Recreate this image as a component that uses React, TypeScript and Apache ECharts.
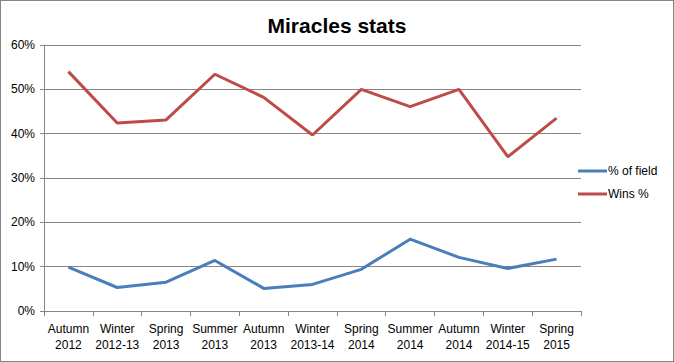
import React, { useEffect, useRef } from "react";
import * as echarts from "echarts";

const categories = [
  "Autumn\n2012", "Winter\n2012-13", "Spring\n2013", "Summer\n2013", "Autumn\n2013",
  "Winter\n2013-14", "Spring\n2014", "Summer\n2014", "Autumn\n2014", "Winter\n2014-15", "Spring\n2015",
];
const fieldPct = [9.9, 5.3, 6.5, 11.4, 5.1, 6.0, 9.4, 16.2, 12.1, 9.6, 11.7];
const winsPct = [54.0, 42.4, 43.1, 53.4, 48.2, 39.7, 50.0, 46.1, 50.0, 34.8, 43.5];
const yTicks = { min: 0, max: 60, interval: 10 };

export default function App() {
  const ref = useRef<HTMLDivElement>(null);
  useEffect(() => {
    if (!ref.current) return;
    const chart = echarts.init(ref.current, undefined, { renderer: "svg" });
    const font = "Liberation Sans, Arial, sans-serif";
    chart.setOption({
      animation: false,
      title: {
        text: "Miracles stats",
        left: "center",
        top: 10,
        textStyle: { fontFamily: font, fontSize: 21, fontWeight: "bold", color: "#000" },
      },
      grid: { left: 44, right: 93, top: 45, bottom: 51, containLabel: false },
      legend: {
        orient: "vertical",
        left: 573,
        top: 160,
        itemWidth: 29,
        itemHeight: 3,
        itemGap: 11,
        icon: "rect",
        textStyle: { fontFamily: font, fontSize: 12, color: "#000", padding: [0, 0, 0, -4] },
        data: ["% of field", "Wins %"],
      },
      xAxis: {
        type: "category",
        data: categories,
        boundaryGap: true,
        axisLine: { lineStyle: { color: "#868686", width: 1 } },
        axisTick: { show: true, length: 5, lineStyle: { color: "#868686" } },
        axisLabel: {
          interval: 0,
          margin: 10,
          lineHeight: 16,
          fontFamily: font,
          fontSize: 12,
          color: "#000",
        },
      },
      yAxis: {
        type: "value",
        min: yTicks.min,
        max: yTicks.max,
        interval: yTicks.interval,
        axisLine: { show: true, lineStyle: { color: "#868686", width: 1 } },
        axisTick: { show: true, length: 4, lineStyle: { color: "#868686" } },
        splitLine: { lineStyle: { color: "#868686", width: 1 } },
        axisLabel: {
          formatter: "{value}%",
          margin: 9,
          fontFamily: font,
          fontSize: 12,
          color: "#000",
        },
      },
      series: [
        {
          name: "% of field",
          type: "line",
          data: fieldPct,
          symbol: "none",
          color: "#4A7EBB",
          lineStyle: { width: 3, color: "#4A7EBB" },
        },
        {
          name: "Wins %",
          type: "line",
          data: winsPct,
          symbol: "none",
          color: "#BE4B48",
          lineStyle: { width: 3, color: "#BE4B48" },
        },
      ],
    });
    return () => chart.dispose();
  }, []);
  return (
    <div
      style={{
        position: "absolute",
        left: 0,
        top: 0,
        width: 674,
        height: 362,
        boxSizing: "border-box",
        border: "1px solid #868686",
        background: "#fff",
      }}
    >
      <div ref={ref} style={{ position: "absolute", left: -1, top: -1, width: 674, height: 362 }} />
    </div>
  );
}
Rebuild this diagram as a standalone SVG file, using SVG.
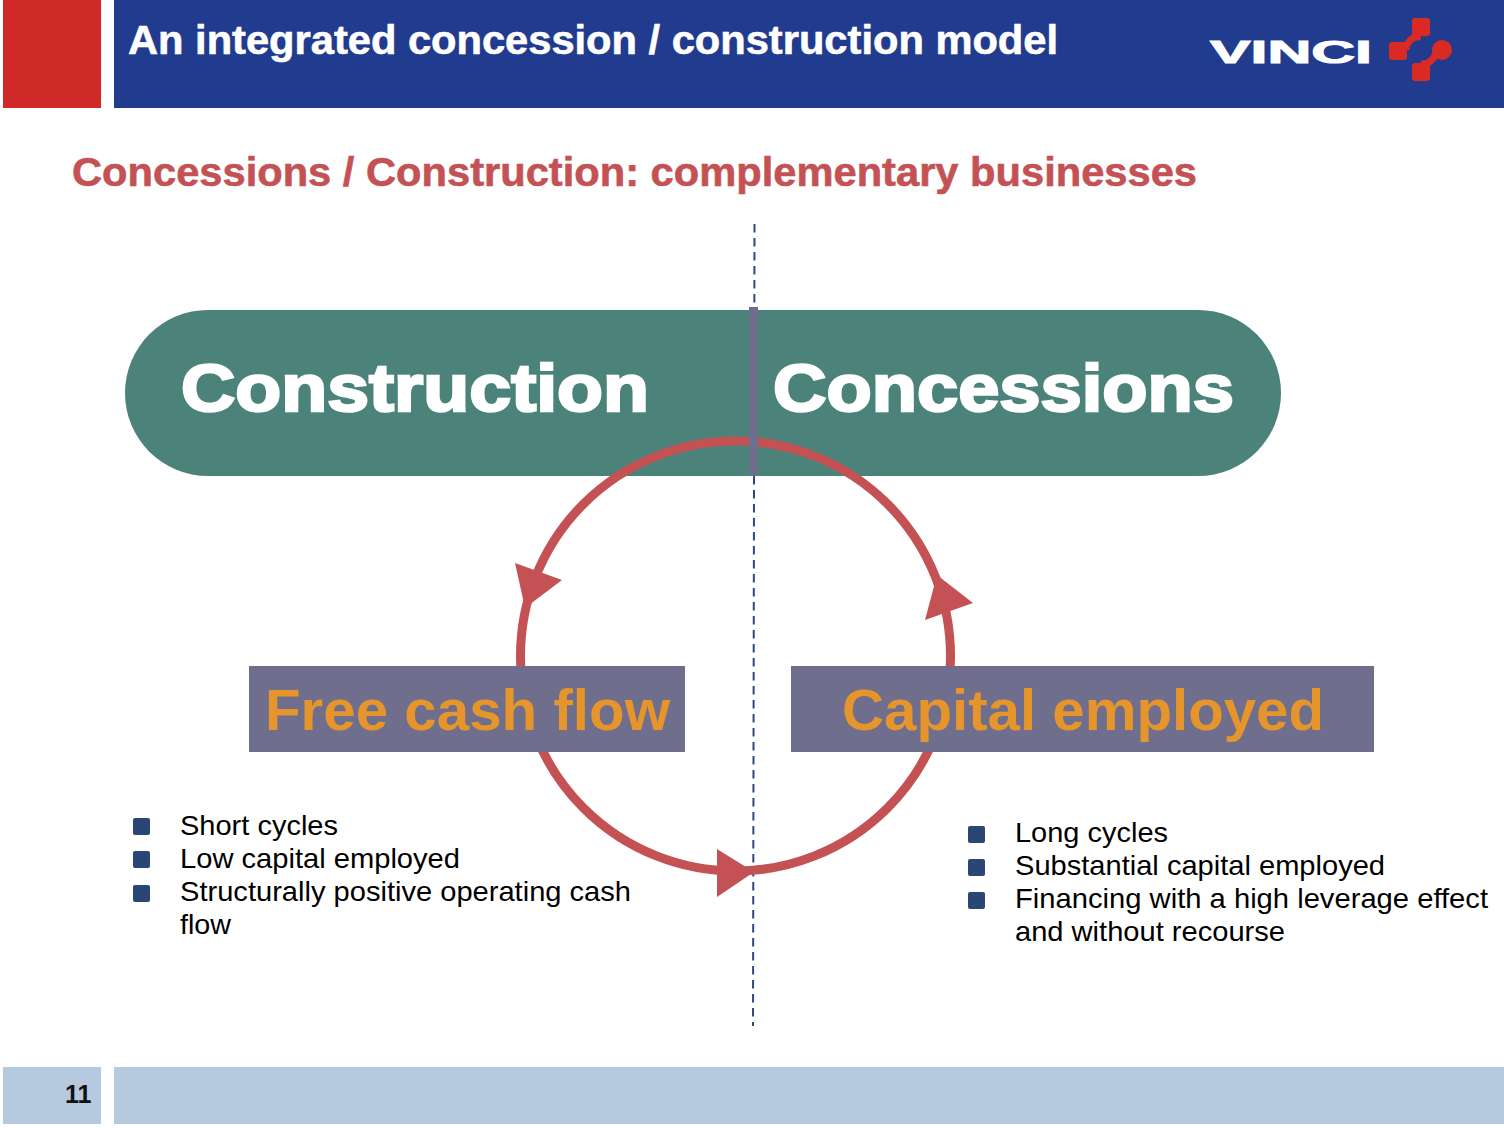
<svg xmlns="http://www.w3.org/2000/svg" width="1504" height="1128" viewBox="0 0 1504 1128">
<style>
text{font-family:"Liberation Sans",Arial,sans-serif}
.b{font-weight:bold}
.pill{font-size:67px;font-weight:bold;fill:#fff;stroke:#fff;stroke-width:2.500px}
.box{fill:#6f6e8d}
.boxt{font-size:57px;font-weight:bold;fill:#e5952b}
.li{font-size:28px;fill:#000}
.bul{fill:#2a4674}
.red{fill:#c45255}
.t{stroke-width:.6px}
</style>
<rect width="1504" height="1128" fill="#fff"/>
<g id="header">
<rect x="3" y="0" width="98" height="108" fill="#cf2a27"/>
<rect x="114" y="0" width="1390" height="108" fill="#213b8f"/>
<text class="b t" x="128" y="54" font-size="40" fill="#fff" stroke="#fff" textLength="930" lengthAdjust="spacingAndGlyphs">An integrated concession / construction model</text>
</g>
<g id="logo">
<text class="b" x="1210" y="63" font-size="31" fill="#fff" stroke="#fff" stroke-width="1" textLength="162" lengthAdjust="spacingAndGlyphs">VINCI</text>
<g fill="#d92b24">
<rect x="1412" y="18" width="18" height="18" rx="3"/>
<rect x="1389" y="42" width="18" height="18" rx="3"/>
<rect x="1412" y="63" width="18" height="18" rx="3"/>
<circle cx="1442" cy="50" r="10"/>
</g>
<path d="M1421 37A13 13 0 0 0 1406 50M1436 50A14 14 0 0 1 1421 64" fill="none" stroke="#d92b24" stroke-width="7"/>
</g>
<text id="subtitle" class="b t" x="72" y="186" font-size="40" fill="#c45255" stroke="#c45255" textLength="1125" lengthAdjust="spacingAndGlyphs">Concessions / Construction: complementary businesses</text>
<g id="construction-concessions">
<rect x="125" y="310" width="1156" height="166" rx="83" fill="#4b8279"/>
<text class="pill" x="181" y="411" textLength="468" lengthAdjust="spacingAndGlyphs">Construction</text>
<text class="pill" x="773" y="411" textLength="461" lengthAdjust="spacingAndGlyphs">Concessions</text>
</g>
<g id="connectors">
<line x1="754.500" y1="224" x2="753" y2="1026" stroke="#2a4a80" stroke-width="2" stroke-dasharray="8.500 5.500"/>
<circle cx="735.500" cy="656" r="215" fill="none" stroke="#c45255" stroke-width="9"/>
<polygon class="red" points="515,563 562,580 525,608"/>
<polygon class="red" points="937,575 973,603 925,620"/>
<polygon class="red" points="717,849 754,872 717,897"/>
</g>
<rect id="divider" x="749" y="307" width="9" height="168" fill="#6f6e8d"/>
<g id="free-cash-flow">
<rect class="box" x="249" y="666" width="436" height="86"/>
<text class="boxt" x="265" y="730" textLength="405" lengthAdjust="spacingAndGlyphs">Free cash flow</text>
</g>
<g id="capital-employed">
<rect class="box" x="791" y="666" width="583" height="86"/>
<text class="boxt" x="842" y="730" textLength="482" lengthAdjust="spacingAndGlyphs">Capital employed</text>
</g>
<g id="left-list">
<rect class="bul" x="133" y="818" width="17" height="17" rx="2"/>
<rect class="bul" x="133" y="851" width="17" height="17" rx="2"/>
<rect class="bul" x="133" y="885" width="17" height="17" rx="2"/>
<text class="li" x="180" y="835" textLength="158" lengthAdjust="spacingAndGlyphs">Short cycles</text>
<text class="li" x="180" y="868" textLength="280" lengthAdjust="spacingAndGlyphs">Low capital employed</text>
<text class="li" x="180" y="901" textLength="451" lengthAdjust="spacingAndGlyphs">Structurally positive operating cash</text>
<text class="li" x="180" y="934" textLength="51" lengthAdjust="spacingAndGlyphs">flow</text>
</g>
<g id="right-list">
<rect class="bul" x="968" y="826" width="17" height="17" rx="2"/>
<rect class="bul" x="968" y="859" width="17" height="17" rx="2"/>
<rect class="bul" x="968" y="892" width="17" height="17" rx="2"/>
<text class="li" x="1015" y="842" textLength="153" lengthAdjust="spacingAndGlyphs">Long cycles</text>
<text class="li" x="1015" y="875" textLength="370" lengthAdjust="spacingAndGlyphs">Substantial capital employed</text>
<text class="li" x="1015" y="908" textLength="473" lengthAdjust="spacingAndGlyphs">Financing with a high leverage effect</text>
<text class="li" x="1015" y="941" textLength="270" lengthAdjust="spacingAndGlyphs">and without recourse</text>
</g>
<g id="footer">
<rect x="3" y="1067" width="98" height="57" fill="#b5cadf"/>
<rect x="114" y="1067" width="1390" height="57" fill="#b5cadf"/>
<text class="b" x="65" y="1103" font-size="25" fill="#111">11</text>
</g>
</svg>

*Work to complete*. Up to and including the line containing "import * as", repeat every line from the start of the data, but none of the pictures.

*Correct answer*.
Recreate this image as a component that uses React, TypeScript and Apache ECharts.
import React, { useEffect, useRef } from "react";
import * as echarts from "echarts";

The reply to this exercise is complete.